Selling your rental property requires a few careful considerations:

  • Do you have tenants? If you do, how will you sell the home? Will you sell it with the tenants in place with a platform like Roofstock Marketplace, or will you wait until the lease expires?
  • Are you in a high tax bracket right now? You may want to talk to your tax advisor about the timing so you can offset some of the capital gains taxes since investment homes don’t have the capital gains exclusion.
  • Do you know how much to ask for the property? There's a difference between selling the property with tenants in it and without tenants. Know the home’s worth and what people in the area want. This will help you ask for the right price.
  • Will you use a 1031 exchange? If you invest the money earned from the property in another property, you may be eligible for the 1031 Like-Kind Exchange. This option allows you to defer the taxes you’d owe on the capital gains because you invest the money in another similar property.

Organization Is The Key In Investment Real Estate

It seems like a lot of work, and some people may even think it’s not worth it, but investing in real estate is a great way to diversify your portfolio.

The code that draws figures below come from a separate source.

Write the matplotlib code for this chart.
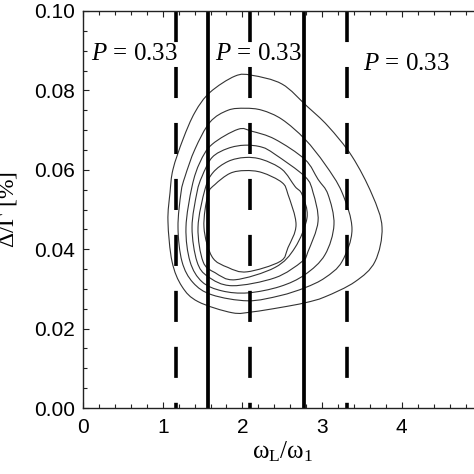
import numpy as np
import matplotlib
matplotlib.use('Agg')
import matplotlib.pyplot as plt
from matplotlib.path import Path
from matplotlib.patches import PathPatch
from matplotlib.ticker import MultipleLocator

plt.rcParams['mathtext.fontset'] = 'custom'
plt.rcParams['mathtext.rm'] = 'Liberation Serif'
plt.rcParams['mathtext.it'] = 'Liberation Serif:italic'

# vertical lines (omega_L/omega_1 positions)
DASHED_X = [1.17, 2.09, 3.31]
SOLID_X  = [1.57, 2.77]

# text labels
P_LABELS = ['$P$ = 0.33', '$P$ = 0.33', '$P$ = 0.33']
P_POS    = [(0.10, 0.0876), (1.66, 0.0876), (3.51, 0.0851)]

# contour lines, outer to inner (x, y)
C1_X = [1.066, 1.092, 1.129, 1.255, 1.405, 1.593, 1.907, 2.120, 2.497, 2.811, 3.074, 3.375,
        3.626, 3.752, 3.664, 3.413, 3.036, 2.785, 2.472, 2.120, 1.870, 1.443, 1.242, 1.117]
C1_Y = [0.0470, 0.0543, 0.0601, 0.0677, 0.0745, 0.0795, 0.0836, 0.0838, 0.0816, 0.0760, 0.0710, 0.0634,
        0.0538, 0.0455, 0.0369, 0.0318, 0.0280, 0.0265, 0.0253, 0.0242, 0.0240, 0.0268, 0.0306, 0.0369]
C2_X = [1.192, 1.230, 1.280, 1.405, 1.593, 1.819, 2.033, 2.246, 2.497, 2.785, 3.036, 3.250,
        3.375, 3.250, 3.036, 2.785, 2.472, 2.070, 1.619, 1.380, 1.242]
C2_Y = [0.0455, 0.0543, 0.0583, 0.0652, 0.0720, 0.0750, 0.0755, 0.0750, 0.0727, 0.0677, 0.0614, 0.0543,
        0.0450, 0.0369, 0.0328, 0.0303, 0.0283, 0.0270, 0.0285, 0.0316, 0.0369]
C3_X = [1.292, 1.368, 1.468, 1.619, 1.945, 2.120, 2.409, 2.785, 2.949, 3.074, 3.149, 3.036,
        2.785, 2.472, 2.070, 1.744, 1.493, 1.343]
C3_Y = [0.0455, 0.0558, 0.0619, 0.0664, 0.0702, 0.0697, 0.0677, 0.0626, 0.0576, 0.0538, 0.0462, 0.0386,
        0.0336, 0.0306, 0.0290, 0.0295, 0.0318, 0.0369]
C4_X = [1.368, 1.430, 1.493, 1.619, 1.819, 2.033, 2.246, 2.409, 2.785, 2.886, 2.949, 2.823,
        2.748, 2.409, 1.870, 1.568, 1.430]
C4_Y = [0.0455, 0.0543, 0.0583, 0.0631, 0.0654, 0.0662, 0.0657, 0.0639, 0.0583, 0.0543, 0.0470, 0.0394,
        0.0369, 0.0328, 0.0308, 0.0331, 0.0369]
C5_X = [1.443, 1.531, 1.631, 1.819, 2.033, 2.246, 2.497, 2.660, 2.748, 2.811, 2.660, 2.409,
        1.907, 1.656, 1.506]
C5_Y = [0.0455, 0.0551, 0.0593, 0.0621, 0.0631, 0.0626, 0.0601, 0.0558, 0.0538, 0.0480, 0.0404, 0.0354,
        0.0323, 0.0341, 0.0369]
C6_X = [1.518, 1.568, 1.656, 1.844, 2.033, 2.246, 2.497, 2.572, 2.673, 2.572, 2.472, 2.058,
        1.819, 1.619]
C6_Y = [0.0455, 0.0538, 0.0563, 0.0591, 0.0598, 0.0593, 0.0568, 0.0538, 0.0462, 0.0404, 0.0369, 0.0343,
        0.0354, 0.0381]

CONTOURS = [(C1_X, C1_Y), (C2_X, C2_Y), (C3_X, C3_Y), (C4_X, C4_Y), (C5_X, C5_Y), (C6_X, C6_Y)]


def smooth_closed_path(xs, ys):
    # closed curve through the read points, drawn as cubic bezier segments
    p = np.column_stack([xs, ys])
    n = len(p)
    verts = [p[0]]
    codes = [Path.MOVETO]
    for i in range(n):
        p0, p1, p2, p3 = p[i - 1], p[i], p[(i + 1) % n], p[(i + 2) % n]
        verts += [p1 + (p2 - p0) / 6, p2 - (p3 - p1) / 6, p2]
        codes += [Path.CURVE4] * 3
    return Path(verts, codes)


fig = plt.figure(figsize=(4.74, 4.74), dpi=100)
ax = fig.add_axes([83/474, 66/474, 398.5/474, 397/474])

for cx, cy in CONTOURS:
    ax.add_patch(PathPatch(smooth_closed_path(cx, cy), facecolor='none',
                           edgecolor='#333333', lw=0.8))

for x in SOLID_X:
    ax.plot([x, x], [0.1, 0.0], color='black', lw=2.7, solid_capstyle='butt')
for x in DASHED_X:
    ax.plot([x, x], [0.1, 0.0], color='black', lw=2.6,
            dashes=(8.6, 6.9), dash_capstyle='butt')

for (tx, ty), s in zip(P_POS, P_LABELS):
    ax.text(tx, ty, s, fontsize=18, family='Liberation Serif', va='baseline', ha='left')

ax.set_xlim(0, 5)
ax.set_ylim(0, 0.1)
ax.set_xticks([0, 1, 2, 3, 4])
ax.set_yticks([0.0, 0.02, 0.04, 0.06, 0.08, 0.10])
ax.set_yticklabels(['0.00', '0.02', '0.04', '0.06', '0.08', '0.10'])
ax.xaxis.set_minor_locator(MultipleLocator(0.2))
ax.yaxis.set_minor_locator(MultipleLocator(0.005))
ax.tick_params(which='both', direction='in', top=True, right=False, color='#222222', width=0.8)
ax.tick_params(which='major', length=4.5)
ax.tick_params(which='minor', length=3)
ax.tick_params(axis='x', which='major', pad=7, labelsize=15)
ax.tick_params(axis='y', which='major', pad=5.5, labelsize=15)
for lab in ax.get_xticklabels() + ax.get_yticklabels():
    lab.set_family('Liberation Sans')
for sp in ax.spines.values():
    sp.set_linewidth(1.0)
    sp.set_color('#222222')

ax.set_xlabel(r'$\mathrm{\omega_L/\omega_1}$', fontsize=18, labelpad=2)
ax.set_ylabel(r'$\mathrm{\Delta/\Gamma}$ [%]', fontsize=17, family='Liberation Serif')
ax.yaxis.set_label_coords(-64/398.5, 0.5)

fig.savefig('out.png', dpi=100)
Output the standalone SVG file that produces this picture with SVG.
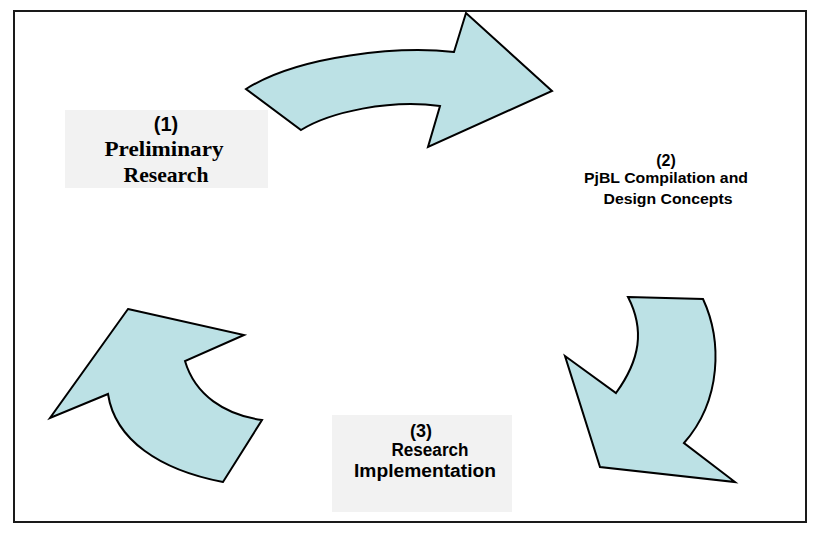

While you need a lot of careful records, and you’ll likely need help filing your taxes, there are ways to make it easier on yourself. The key is to be organized from day one. Automate as much as you can and set up a system to keep a careful record of your expenses and income.

Owning rental property offers many benefits, including:

  • You can earn passive income. Once you buy the property and if you hire a property management company, you sit back and enjoy the rental income. Even if you have to get involved periodically, it’s not a daily job.
  • You diversify your portfolio. Investing in stocks and bonds is great but also risky. Putting all your eggs in one basket can leave you with a great retirement or nothing. No one wants to take that risk. Instead, diversify your portfolio with real estate, and you won’t have that ‘all or nothing’ feeling.
  • Real estate investments offer a lot of tax write-offs. Rental real estate is a great way to lower your tax liabilities even when you sell your rental property. If you sell, you can offset your capital gains in various ways if you work closely with your tax advisor. 

The Bottom Line

Right from the start, stay organized with your rental property expenses. They are more than expenses. They are your key to a lower tax bill. Figure out a system and subscribe to the software that suits your needs the most. Even if you think you can do it all yourself and manually, you don’t want to burn out.

Take the help that’s available to you, and you may even maximize your tax write-offs by staying organized as a real estate investor.